#### REQUIRED TASK
Among the lines of data below, reproduce only those from the one with "Output the Python" through the one with "return px * 72 / 100", exactly as they stand, both ends included.

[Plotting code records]
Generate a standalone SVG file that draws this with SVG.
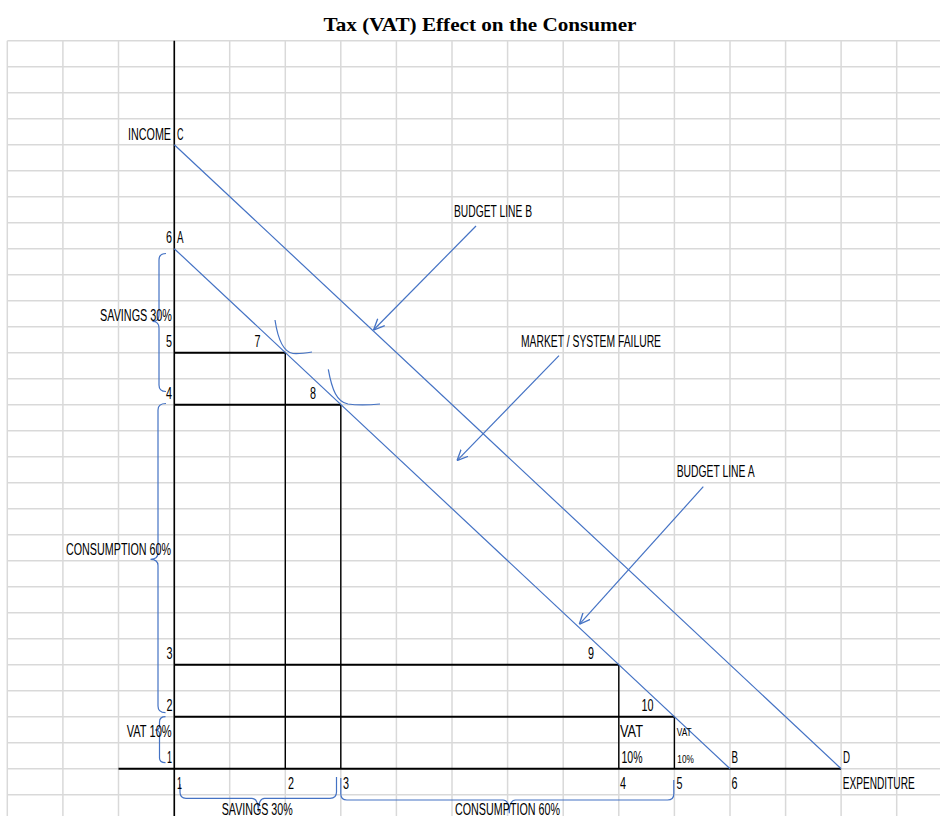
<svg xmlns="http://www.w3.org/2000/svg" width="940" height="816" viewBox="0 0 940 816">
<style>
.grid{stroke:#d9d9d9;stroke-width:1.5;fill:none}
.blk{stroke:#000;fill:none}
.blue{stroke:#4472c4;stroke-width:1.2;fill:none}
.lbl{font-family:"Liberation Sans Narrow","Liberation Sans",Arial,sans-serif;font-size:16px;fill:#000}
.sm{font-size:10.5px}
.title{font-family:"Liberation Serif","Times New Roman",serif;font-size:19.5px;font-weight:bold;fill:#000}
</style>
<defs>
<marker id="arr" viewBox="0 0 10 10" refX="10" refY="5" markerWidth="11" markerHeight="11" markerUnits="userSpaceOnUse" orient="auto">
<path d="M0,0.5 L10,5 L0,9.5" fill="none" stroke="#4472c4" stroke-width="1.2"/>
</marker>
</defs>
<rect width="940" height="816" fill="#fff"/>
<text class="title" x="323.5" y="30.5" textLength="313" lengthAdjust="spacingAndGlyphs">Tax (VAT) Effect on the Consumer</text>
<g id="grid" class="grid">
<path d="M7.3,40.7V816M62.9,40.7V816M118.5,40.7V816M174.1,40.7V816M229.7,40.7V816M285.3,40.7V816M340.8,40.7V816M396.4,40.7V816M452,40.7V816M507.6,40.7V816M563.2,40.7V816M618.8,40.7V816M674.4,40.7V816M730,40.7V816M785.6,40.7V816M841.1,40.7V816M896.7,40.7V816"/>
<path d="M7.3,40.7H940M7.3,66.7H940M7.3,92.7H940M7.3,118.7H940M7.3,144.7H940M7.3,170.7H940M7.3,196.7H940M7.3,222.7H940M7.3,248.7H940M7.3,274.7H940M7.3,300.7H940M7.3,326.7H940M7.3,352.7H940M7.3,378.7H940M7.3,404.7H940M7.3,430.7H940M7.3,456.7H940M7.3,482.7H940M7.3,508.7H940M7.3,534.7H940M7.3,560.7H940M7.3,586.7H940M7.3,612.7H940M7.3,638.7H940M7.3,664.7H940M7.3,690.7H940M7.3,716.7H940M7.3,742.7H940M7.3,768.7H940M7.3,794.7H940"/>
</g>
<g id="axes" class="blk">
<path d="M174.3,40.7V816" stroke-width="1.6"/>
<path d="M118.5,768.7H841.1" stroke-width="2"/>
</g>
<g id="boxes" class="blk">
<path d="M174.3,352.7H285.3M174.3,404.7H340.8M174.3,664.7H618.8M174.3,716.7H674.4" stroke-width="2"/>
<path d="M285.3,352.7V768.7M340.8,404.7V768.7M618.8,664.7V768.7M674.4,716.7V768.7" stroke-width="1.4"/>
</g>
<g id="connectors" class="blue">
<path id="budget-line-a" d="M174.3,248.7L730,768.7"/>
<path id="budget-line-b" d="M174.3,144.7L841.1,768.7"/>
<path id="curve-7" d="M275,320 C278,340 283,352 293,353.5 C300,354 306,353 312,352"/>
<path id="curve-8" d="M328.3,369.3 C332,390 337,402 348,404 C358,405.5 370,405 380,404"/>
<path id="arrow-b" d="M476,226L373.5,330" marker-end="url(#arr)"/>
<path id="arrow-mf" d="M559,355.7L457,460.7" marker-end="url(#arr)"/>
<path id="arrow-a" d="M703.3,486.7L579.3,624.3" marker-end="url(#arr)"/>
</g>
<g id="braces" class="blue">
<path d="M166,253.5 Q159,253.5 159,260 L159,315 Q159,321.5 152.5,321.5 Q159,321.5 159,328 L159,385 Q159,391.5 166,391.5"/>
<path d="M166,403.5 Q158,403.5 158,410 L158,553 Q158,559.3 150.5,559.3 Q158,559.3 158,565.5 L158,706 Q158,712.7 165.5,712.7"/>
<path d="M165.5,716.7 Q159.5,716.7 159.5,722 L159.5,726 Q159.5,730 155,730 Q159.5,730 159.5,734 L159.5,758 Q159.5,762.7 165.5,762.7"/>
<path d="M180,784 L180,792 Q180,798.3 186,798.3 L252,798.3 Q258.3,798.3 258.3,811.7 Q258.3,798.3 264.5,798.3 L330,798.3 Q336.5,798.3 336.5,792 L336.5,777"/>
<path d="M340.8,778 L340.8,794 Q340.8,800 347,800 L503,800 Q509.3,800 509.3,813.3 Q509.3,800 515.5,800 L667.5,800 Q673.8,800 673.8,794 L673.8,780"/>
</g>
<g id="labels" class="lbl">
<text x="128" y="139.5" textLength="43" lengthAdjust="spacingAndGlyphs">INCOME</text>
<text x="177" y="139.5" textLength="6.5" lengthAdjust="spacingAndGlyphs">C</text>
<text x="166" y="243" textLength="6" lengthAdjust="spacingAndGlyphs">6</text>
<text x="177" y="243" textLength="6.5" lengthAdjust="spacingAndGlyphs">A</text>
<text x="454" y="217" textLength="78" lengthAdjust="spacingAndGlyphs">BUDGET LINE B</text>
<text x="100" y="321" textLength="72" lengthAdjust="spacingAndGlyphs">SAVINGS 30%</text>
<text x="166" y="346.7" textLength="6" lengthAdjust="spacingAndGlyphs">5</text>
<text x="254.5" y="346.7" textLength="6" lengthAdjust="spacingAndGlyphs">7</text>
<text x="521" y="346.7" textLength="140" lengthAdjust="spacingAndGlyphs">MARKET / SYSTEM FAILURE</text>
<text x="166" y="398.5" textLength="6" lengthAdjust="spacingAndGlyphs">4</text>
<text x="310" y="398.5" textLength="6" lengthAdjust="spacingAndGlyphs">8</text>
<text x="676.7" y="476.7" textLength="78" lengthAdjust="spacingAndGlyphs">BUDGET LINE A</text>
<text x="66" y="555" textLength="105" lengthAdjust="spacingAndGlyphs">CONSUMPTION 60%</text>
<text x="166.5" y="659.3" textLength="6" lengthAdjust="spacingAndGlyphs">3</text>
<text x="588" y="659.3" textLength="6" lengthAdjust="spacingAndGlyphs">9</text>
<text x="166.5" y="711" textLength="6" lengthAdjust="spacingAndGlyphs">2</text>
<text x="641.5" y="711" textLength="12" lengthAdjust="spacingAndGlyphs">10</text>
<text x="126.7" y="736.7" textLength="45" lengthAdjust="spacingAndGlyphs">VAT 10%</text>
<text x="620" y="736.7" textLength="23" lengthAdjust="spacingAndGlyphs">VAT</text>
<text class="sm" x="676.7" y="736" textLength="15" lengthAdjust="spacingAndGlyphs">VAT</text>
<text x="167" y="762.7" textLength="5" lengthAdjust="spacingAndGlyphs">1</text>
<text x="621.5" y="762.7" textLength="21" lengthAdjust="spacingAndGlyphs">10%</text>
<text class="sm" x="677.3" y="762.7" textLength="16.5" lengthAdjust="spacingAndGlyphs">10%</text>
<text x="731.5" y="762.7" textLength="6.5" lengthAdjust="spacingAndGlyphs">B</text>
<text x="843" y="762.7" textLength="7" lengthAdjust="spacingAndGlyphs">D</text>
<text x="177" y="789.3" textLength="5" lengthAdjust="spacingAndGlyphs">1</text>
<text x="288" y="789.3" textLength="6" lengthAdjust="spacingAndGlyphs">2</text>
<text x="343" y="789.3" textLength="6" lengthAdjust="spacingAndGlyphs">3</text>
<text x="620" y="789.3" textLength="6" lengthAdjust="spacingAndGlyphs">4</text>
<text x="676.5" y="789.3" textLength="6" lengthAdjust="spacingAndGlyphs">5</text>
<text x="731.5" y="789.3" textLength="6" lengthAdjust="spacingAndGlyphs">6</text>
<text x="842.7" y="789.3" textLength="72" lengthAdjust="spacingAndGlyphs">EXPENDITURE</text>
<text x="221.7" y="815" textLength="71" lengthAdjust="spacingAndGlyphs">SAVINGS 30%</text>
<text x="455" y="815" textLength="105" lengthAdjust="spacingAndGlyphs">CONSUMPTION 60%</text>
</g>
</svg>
...
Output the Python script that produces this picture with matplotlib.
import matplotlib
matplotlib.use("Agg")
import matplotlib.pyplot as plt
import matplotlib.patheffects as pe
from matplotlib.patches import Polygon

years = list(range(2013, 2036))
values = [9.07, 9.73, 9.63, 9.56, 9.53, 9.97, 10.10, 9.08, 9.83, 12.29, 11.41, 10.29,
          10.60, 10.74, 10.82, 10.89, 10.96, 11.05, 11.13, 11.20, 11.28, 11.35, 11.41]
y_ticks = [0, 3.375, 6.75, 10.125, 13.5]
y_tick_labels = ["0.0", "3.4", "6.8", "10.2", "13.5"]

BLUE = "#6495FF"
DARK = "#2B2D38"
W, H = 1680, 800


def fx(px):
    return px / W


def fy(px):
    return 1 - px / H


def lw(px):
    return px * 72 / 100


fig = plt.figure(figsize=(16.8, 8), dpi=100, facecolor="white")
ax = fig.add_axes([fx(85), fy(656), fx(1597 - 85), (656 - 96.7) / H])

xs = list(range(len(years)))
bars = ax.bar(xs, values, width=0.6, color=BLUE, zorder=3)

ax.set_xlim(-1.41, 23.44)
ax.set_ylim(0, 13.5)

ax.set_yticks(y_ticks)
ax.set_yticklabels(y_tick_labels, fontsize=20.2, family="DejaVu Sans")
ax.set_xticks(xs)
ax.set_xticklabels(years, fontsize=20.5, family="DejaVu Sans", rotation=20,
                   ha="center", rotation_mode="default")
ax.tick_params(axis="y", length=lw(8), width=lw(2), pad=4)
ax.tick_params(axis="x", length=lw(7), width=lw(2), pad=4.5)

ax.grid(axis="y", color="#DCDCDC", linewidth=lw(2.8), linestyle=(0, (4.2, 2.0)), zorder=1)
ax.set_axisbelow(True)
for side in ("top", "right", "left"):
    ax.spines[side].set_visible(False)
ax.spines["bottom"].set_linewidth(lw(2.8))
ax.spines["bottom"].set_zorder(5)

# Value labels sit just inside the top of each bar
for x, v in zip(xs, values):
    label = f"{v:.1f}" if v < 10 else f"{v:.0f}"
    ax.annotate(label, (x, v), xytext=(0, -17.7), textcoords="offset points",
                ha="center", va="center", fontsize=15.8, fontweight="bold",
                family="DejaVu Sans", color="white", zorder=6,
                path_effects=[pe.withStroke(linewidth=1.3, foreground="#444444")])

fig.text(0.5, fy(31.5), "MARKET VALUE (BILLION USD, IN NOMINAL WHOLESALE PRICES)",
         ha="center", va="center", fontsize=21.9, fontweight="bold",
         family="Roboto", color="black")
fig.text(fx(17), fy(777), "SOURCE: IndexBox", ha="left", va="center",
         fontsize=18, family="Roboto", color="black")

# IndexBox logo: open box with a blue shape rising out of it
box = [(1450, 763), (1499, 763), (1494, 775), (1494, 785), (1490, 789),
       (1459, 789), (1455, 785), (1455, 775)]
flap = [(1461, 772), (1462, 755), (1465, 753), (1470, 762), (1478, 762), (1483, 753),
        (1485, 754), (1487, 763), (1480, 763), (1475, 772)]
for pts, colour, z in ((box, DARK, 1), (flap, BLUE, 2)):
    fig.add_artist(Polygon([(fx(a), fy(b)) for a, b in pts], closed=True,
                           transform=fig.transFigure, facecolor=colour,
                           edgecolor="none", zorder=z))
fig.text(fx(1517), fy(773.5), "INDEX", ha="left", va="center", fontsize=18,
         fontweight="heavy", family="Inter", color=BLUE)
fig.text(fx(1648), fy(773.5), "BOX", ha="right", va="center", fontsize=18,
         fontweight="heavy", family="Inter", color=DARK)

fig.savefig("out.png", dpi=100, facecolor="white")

#### RESULT FOR THIS EXERCISE
Output the Python script that produces this picture with matplotlib.
import matplotlib
matplotlib.use("Agg")
import matplotlib.pyplot as plt
import matplotlib.patheffects as pe
from matplotlib.patches import Polygon

years = list(range(2013, 2036))
values = [9.07, 9.73, 9.63, 9.56, 9.53, 9.97, 10.10, 9.08, 9.83, 12.29, 11.41, 10.29,
          10.60, 10.74, 10.82, 10.89, 10.96, 11.05, 11.13, 11.20, 11.28, 11.35, 11.41]
y_ticks = [0, 3.375, 6.75, 10.125, 13.5]
y_tick_labels = ["0.0", "3.4", "6.8", "10.2", "13.5"]

BLUE = "#6495FF"
DARK = "#2B2D38"
W, H = 1680, 800


def fx(px):
    return px / W


def fy(px):
    return 1 - px / H


def lw(px):
    return px * 72 / 100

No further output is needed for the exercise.